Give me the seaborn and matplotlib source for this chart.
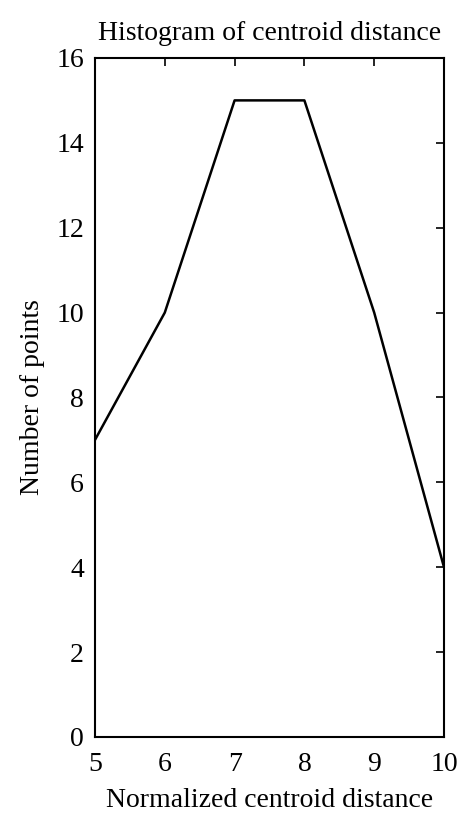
import matplotlib

matplotlib.use("Agg")

import matplotlib.pyplot as plt
import pandas as pd
import seaborn as sns

# histogram counts
centroid_distance = [5, 6, 7, 8, 9, 10]
num_points = [7, 10, 15, 15, 10, 4]

x_ticks = [5, 6, 7, 8, 9, 10]
y_ticks = [0, 2, 4, 6, 8, 10, 12, 14, 16]

sns.set_theme(style="white")
plt.rcParams["font.family"] = ["Liberation Serif", "DejaVu Serif"]
plt.rcParams["text.color"] = "black"
plt.rcParams["axes.labelcolor"] = "black"

df = pd.DataFrame({"dist": centroid_distance, "count": num_points})

fig = plt.figure(figsize=(4.74, 8.35), dpi=100)
ax = fig.add_axes([0.2004, 0.1174, 0.7363, 0.8132])

sns.lineplot(data=df, x="dist", y="count", color="black", linewidth=1.8, ax=ax)

ax.set_xlim(5, 10)
ax.set_ylim(0, 16)
ax.set_xticks(x_ticks)
ax.set_yticks(y_ticks)
ax.tick_params(direction="in", top=True, right=True, length=6, width=1.2,
               labelsize=20, color="black", labelcolor="black", pad=8)
ax.tick_params(axis="x", pad=11)
for s in ax.spines.values():
    s.set_color("black")
    s.set_linewidth(1.5)

ax.set_title("Histogram of centroid distance", fontsize=20, pad=13, color="black")
ax.set_xlabel("Normalized centroid distance", fontsize=20, labelpad=8)
ax.set_ylabel("Number of points", fontsize=20, labelpad=8)

fig.savefig("out.png", dpi=100)
plt.close(fig)
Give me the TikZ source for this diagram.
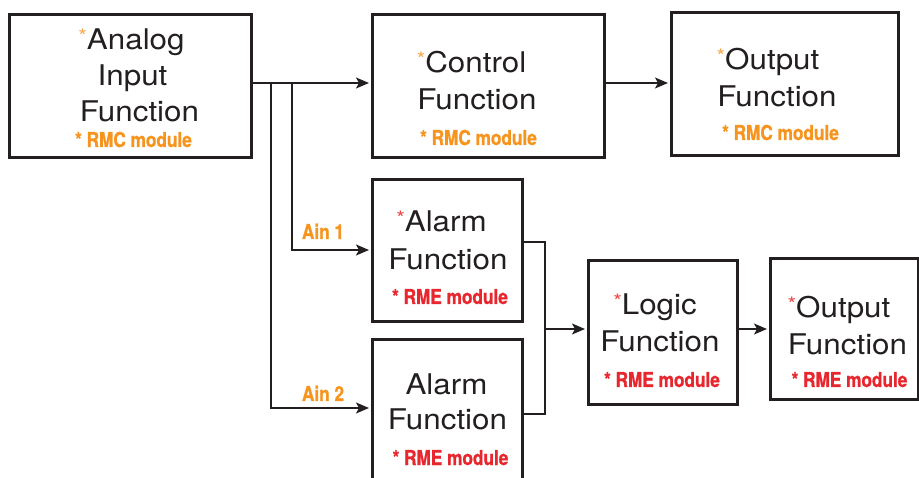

Problem:
Images must not appear in the copy; reproduce everything else in the records verbatim.

Answer to the exercise:
Give me the seaborn and matplotlib source for this chart.
import matplotlib

matplotlib.use("Agg")

import matplotlib.pyplot as plt
import pandas as pd
import seaborn as sns

# histogram counts
centroid_distance = [5, 6, 7, 8, 9, 10]
num_points = [7, 10, 15, 15, 10, 4]

x_ticks = [5, 6, 7, 8, 9, 10]
y_ticks = [0, 2, 4, 6, 8, 10, 12, 14, 16]

sns.set_theme(style="white")
plt.rcParams["font.family"] = ["Liberation Serif", "DejaVu Serif"]
plt.rcParams["text.color"] = "black"
plt.rcParams["axes.labelcolor"] = "black"

df = pd.DataFrame({"dist": centroid_distance, "count": num_points})

fig = plt.figure(figsize=(4.74, 8.35), dpi=100)
ax = fig.add_axes([0.2004, 0.1174, 0.7363, 0.8132])

sns.lineplot(data=df, x="dist", y="count", color="black", linewidth=1.8, ax=ax)

ax.set_xlim(5, 10)
ax.set_ylim(0, 16)
ax.set_xticks(x_ticks)
ax.set_yticks(y_ticks)
ax.tick_params(direction="in", top=True, right=True, length=6, width=1.2,
               labelsize=20, color="black", labelcolor="black", pad=8)
ax.tick_params(axis="x", pad=11)
for s in ax.spines.values():
    s.set_color("black")
    s.set_linewidth(1.5)

ax.set_title("Histogram of centroid distance", fontsize=20, pad=13, color="black")
ax.set_xlabel("Normalized centroid distance", fontsize=20, labelpad=8)
ax.set_ylabel("Number of points", fontsize=20, labelpad=8)

fig.savefig("out.png", dpi=100)
plt.close(fig)
Give me the TikZ source for this diagram.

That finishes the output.